Question

The number of different seven digits numbers that can be written using only the three digits 3, 4, 5 with the condition that the digit 4 occurs twice in each number, is
A
21502.
B
21504.
C
672.
D
704.

Answer

**step1** Understanding the Problem

The problem asks us to find how many unique seven-digit numbers can be created using only the digits 3, 4, and 5. A specific rule is that the digit 4 must appear exactly two times in each number.

**step2** Breaking Down the Problem

To solve this, we can break it down into two parts:
1. First, we need to decide where to place the two '4's among the seven positions in the number.
2. Second, once the '4's are placed, we need to figure out how many ways we can fill the remaining empty spots using the other allowed digits, which are 3 and 5.

**step3** Choosing Positions for the Digit 4

Imagine a seven-digit number as seven empty slots: _ _ _ _ _ _ _. We need to pick two of these seven slots to put the digit '4'.
Let's list the ways to choose two positions without caring about the order:
- If the first '4' is in the 1st slot, the second '4' can be in the 2nd, 3rd, 4th, 5th, 6th, or 7th slot. That's 6 different pairs of positions.
- If the first '4' is in the 2nd slot (we've already counted (1st, 2nd) so we start from the 3rd), the second '4' can be in the 3rd, 4th, 5th, 6th, or 7th slot. That's 5 different pairs of positions.
- If the first '4' is in the 3rd slot, the second '4' can be in the 4th, 5th, 6th, or 7th slot. That's 4 different pairs of positions.
- If the first '4' is in the 4th slot, the second '4' can be in the 5th, 6th, or 7th slot. That's 3 different pairs of positions.
- If the first '4' is in the 5th slot, the second '4' can be in the 6th or 7th slot. That's 2 different pairs of positions.
- If the first '4' is in the 6th slot, the second '4' must be in the 7th slot. That's 1 different pair of positions.
Adding all these possibilities: $$6 + 5 + 4 + 3 + 2 + 1 = 21$$.
So, there are 21 distinct ways to choose the two positions for the digit '4'.

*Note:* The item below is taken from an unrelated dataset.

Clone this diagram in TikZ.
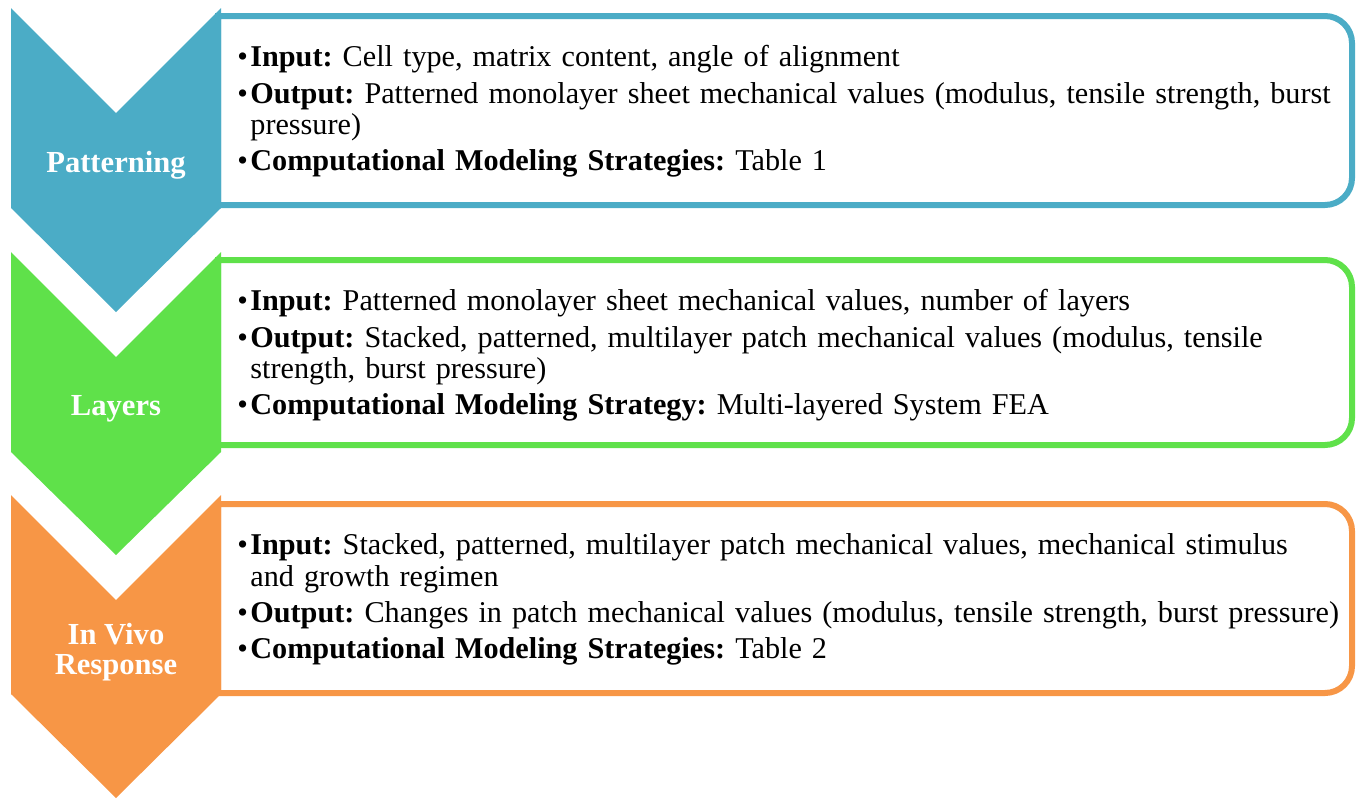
\documentclass[tikz,border=0pt]{standalone}
\usepackage{fontspec}
\setmainfont{Liberation Serif}
\usepackage{tikz}
\frenchspacing
\hyphenpenalty=10000
\definecolor{colorPatterning}{HTML}{4BACC6}
\definecolor{colorLayers}{HTML}{5FE14A}
\definecolor{colorVivo}{HTML}{F79646}
\tikzset{stage box/.style={draw=#1, line width=3pt, fill=white},
  stage label/.style={text=white, font=\fontsize{15.3}{15}\selectfont\bfseries, align=center, inner sep=0pt},
  stage text/.style={anchor=north west, text width=570pt, align=left, inner sep=0pt, font=\fontsize{15.1}{15.6}\selectfont}}
\newcommand{\stageitem}[2]{\ifvmode\else\par\vskip2.6pt\fi\hangindent=6.5pt\hangafter=1\noindent\makebox[6.5pt][l]{\textbullet}\textbf{#1} #2}

\begin{document}
\begin{tikzpicture}[x=0.5pt, y=-0.5pt]
\useasboundingbox (0,0) rectangle (1360,798);
% boxes
\draw[stage box=colorPatterning] (218,16) -- (1325,16) arc[start angle=90, end angle=0, radius=13.5pt] -- (1352,178) arc[start angle=0, end angle=-90, radius=13.5pt] -- (218,205) -- cycle;
\draw[stage box=colorLayers] (218,260) -- (1325,260) arc[start angle=90, end angle=0, radius=13.5pt] -- (1352,418) arc[start angle=0, end angle=-90, radius=13.5pt] -- (218,445) -- cycle;
\draw[stage box=colorVivo] (218,504) -- (1325,504) arc[start angle=90, end angle=0, radius=13.5pt] -- (1352,666) arc[start angle=0, end angle=-90, radius=13.5pt] -- (218,693) -- cycle;
% chevrons
\fill[colorPatterning] (11,8) -- (116,113) -- (221,8) -- (221,208) -- (116,312) -- (11,208) -- cycle;
\fill[colorLayers] (11,252) -- (116,357) -- (221,252) -- (221,452) -- (116,555) -- (11,452) -- cycle;
\fill[colorVivo] (11,495) -- (116,600) -- (221,495) -- (221,694) -- (116,798) -- (11,694) -- cycle;
\node[stage label] (patterning) at (116,165) {Patterning};
\node[stage label] (layers) at (116,409) {Layers};
\node[stage label] (vivo) at (116,652) {In Vivo\\Response};
% texts
\node[stage text] (patterningText) at (237,30) {\stageitem{Input:}{Cell type, matrix content, angle of alignment}
\stageitem{Output:}{Patterned monolayer sheet mechanical values (modulus, tensile strength, burst\newline pressure)}
\stageitem{Computational Modeling Strategies:}{Table 1}};
\node[stage text] (layersText) at (237,274) {\stageitem{Input:}{Patterned monolayer sheet mechanical values, number of layers}
\stageitem{Output:}{Stacked, patterned, multilayer patch mechanical values (modulus, tensile\newline strength, burst pressure)}
\stageitem{Computational Modeling Strategy:}{Multi-layered System FEA}};
\node[stage text] (vivoText) at (237,518) {\stageitem{Input:}{Stacked, patterned, multilayer patch mechanical values, mechanical stimulus\newline and growth regimen}
\stageitem{Output:}{Changes in patch mechanical values (modulus, tensile strength, burst pressure)}
\stageitem{Computational Modeling Strategies:}{Table 2}};
\end{tikzpicture}
\end{document}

**step4** Filling the Remaining Positions

After placing the two '4's, there are $$7 - 2 = 5$$ positions left in the seven-digit number.
These 5 empty positions must be filled with either the digit '3' or the digit '5'.
For each of these 5 remaining positions, there are 2 choices (it can be a 3 or a 5).
- For the first remaining position, there are 2 choices.
- For the second remaining position, there are 2 choices.
- For the third remaining position, there are 2 choices.
- For the fourth remaining position, there are 2 choices.
- For the fifth remaining position, there are 2 choices.
To find the total number of ways to fill these 5 positions, we multiply the number of choices for each spot:
$$2 \times 2 \times 2 \times 2 \times 2 = 4 \times 2 \times 2 \times 2 = 8 \times 2 \times 2 = 16 \times 2 = 32$$.
So, there are 32 different ways to fill the remaining five positions.

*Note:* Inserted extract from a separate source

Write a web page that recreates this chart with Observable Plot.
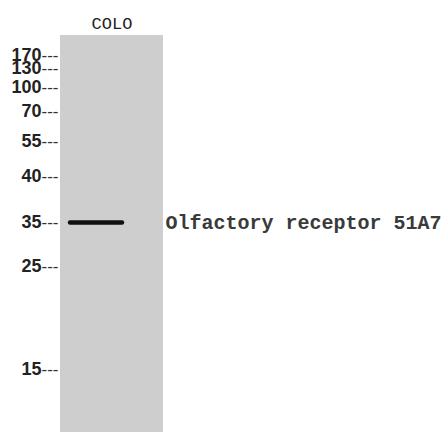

**step5** Calculating the Total Number of Different Seven-Digit Numbers

To find the total number of different seven-digit numbers that meet all the conditions, we multiply the number of ways to place the two '4's by the number of ways to fill the other five positions.
Total number of numbers = (Number of ways to place '4's) $$\times$$ (Number of ways to fill remaining positions)
Total number of numbers = $$21 \times 32$$.
Let's perform the multiplication:
$$21 \times 32$$
We can break this down:
$$21 \times 30 = 630$$
$$21 \times 2 = 42$$
Now, add these two results:
$$630 + 42 = 672$$.
Therefore, there are 672 different seven-digit numbers that can be formed under the given conditions.